Holding — Brennan, J.
- The Supreme Court of New York held that there were no enforceable contracts between the parties and dismissed both the plaintiffs' claims regarding the mechanics liens and the defendants' counterclaims.
Rule
- A valid contract requires a mutual agreement on essential terms, which was absent in the relationship between the parties in this case.
Reasoning
- The court reasoned that the lack of written agreements and clear terms indicated that the parties did not have a mutual understanding or meeting of the minds necessary to form enforceable contracts.
- The court found that payments and services were conducted on an informal basis without any definitive agreement on fee structures.
- Furthermore, the court determined that the mechanics liens filed by Metro could not be deemed willfully exaggerated, as there was no evidence of intentional misconduct in the filing process.
- The court emphasized that the plaintiffs failed to prove willful exaggeration and that the mechanics liens were vacated purely due to the absence of a valid contractual relationship between the parties.
Deep Dive: How the Court Reached Its Decision
Procedural Background
The procedural history of the case involved separate lawsuits filed by Gailrach Realty Company, LLC and Executive Towers at Lido, LLC against Metro Construction Services, Inc. and its president, Warren Glazer. The lawsuits arose in response to five mechanics liens filed by Metro, which claimed unpaid fees for carpentry work, design services, and construction management at properties owned by the plaintiffs. The relationship between the parties dated back to 1994 and 1995, during which Metro performed various services without executing any written contracts. The informal and familial nature of their financial dealings led to disputes when the plaintiffs began scrutinizing Metro’s invoices, resulting in claims of willful exaggeration of the liens by the plaintiffs and counterclaims for breach of contract from Metro.
Court's Findings on Contracts
The court determined that enforceable contracts did not exist between the parties, primarily due to the absence of written agreements and clear terms regarding the services provided by Metro. It found that the financial interactions were conducted informally and lacked a mutual understanding or meeting of the minds necessary to establish a binding contract. Payments made over the years were based on an unspoken understanding rather than any definitive agreements. The court emphasized that there was no objective evidence indicating a consensus on essential terms, such as the fee structure for construction management services. The lack of clarity in the parties' agreements rendered any potential contracts unenforceable under the statute of frauds.

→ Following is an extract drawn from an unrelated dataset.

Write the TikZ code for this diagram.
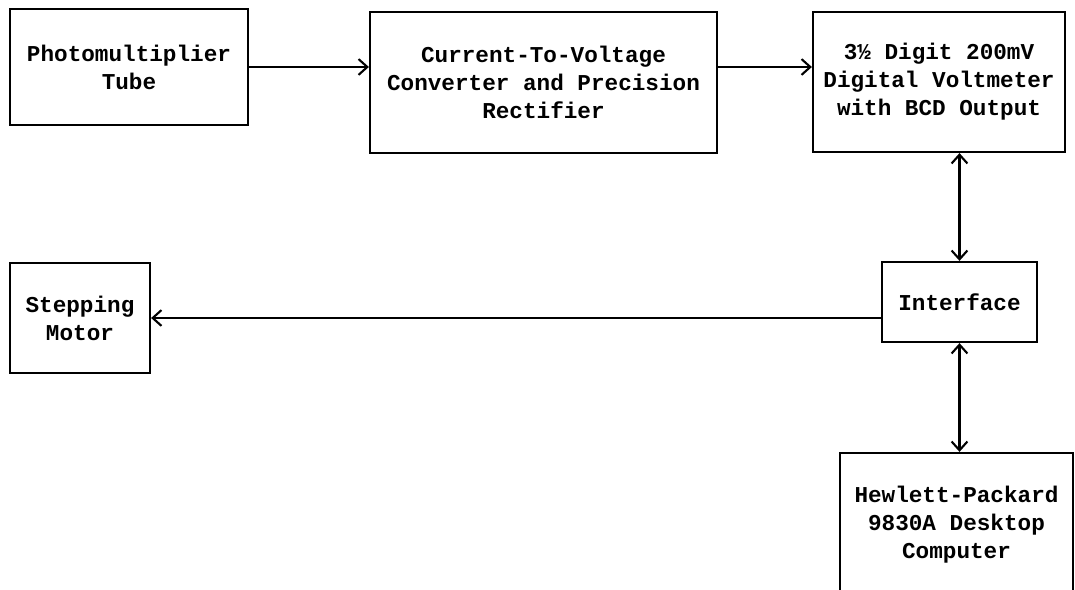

Mechanics Liens and Willful Exaggeration
The court evaluated the mechanics liens filed by Metro and determined that they could not be classified as willful exaggerations, as there was no evidence of intentional misconduct in the filing process. It noted that the plaintiffs failed to meet their burden of proof in demonstrating that Metro exaggerated the liens willfully. The court interpreted the differences in opinion regarding the amounts due as honest discrepancies rather than deliberate attempts to inflate claims. As a result, the court concluded that the mechanics liens were vacated not due to willful exaggeration, but rather because of the lack of a valid contractual relationship between the parties. This meant that the liens could not be upheld, as they relied on an unenforceable agreement.
Equity and Unclean Hands
In considering the principles of equity, the court acknowledged the doctrine of unclean hands, which posits that a party cannot seek equitable relief if it has engaged in unethical or unfair conduct related to the matter at hand. The court found that both parties exhibited a lack of diligence and care in their dealings, which contributed to the confusion and disputes that arose. Given the numerous inconsistencies and the informal nature of the transactions, the court concluded that neither party came to the court with clean hands. This further reinforced the decision to dismiss the claims made by both sides, as equity did not favor either party due to their shared misconduct.
Conclusion of the Case
The Supreme Court of New York concluded that there was no enforceable contract between the plaintiffs and Metro, leading to the dismissal of both the plaintiffs' claims regarding the mechanics liens and the defendants' counterclaims. The court emphasized the importance of having mutual agreements on essential terms for a contract to be valid, which was absent in this case. It vacated the mechanics liens filed by Metro due to the lack of a valid contractual basis and ruled against the claims of willful exaggeration. Ultimately, the court found that the convoluted financial relationships and lack of formal agreements left both parties with unreimbursed legal fees, highlighting the complexities arising from informal familial business dealings.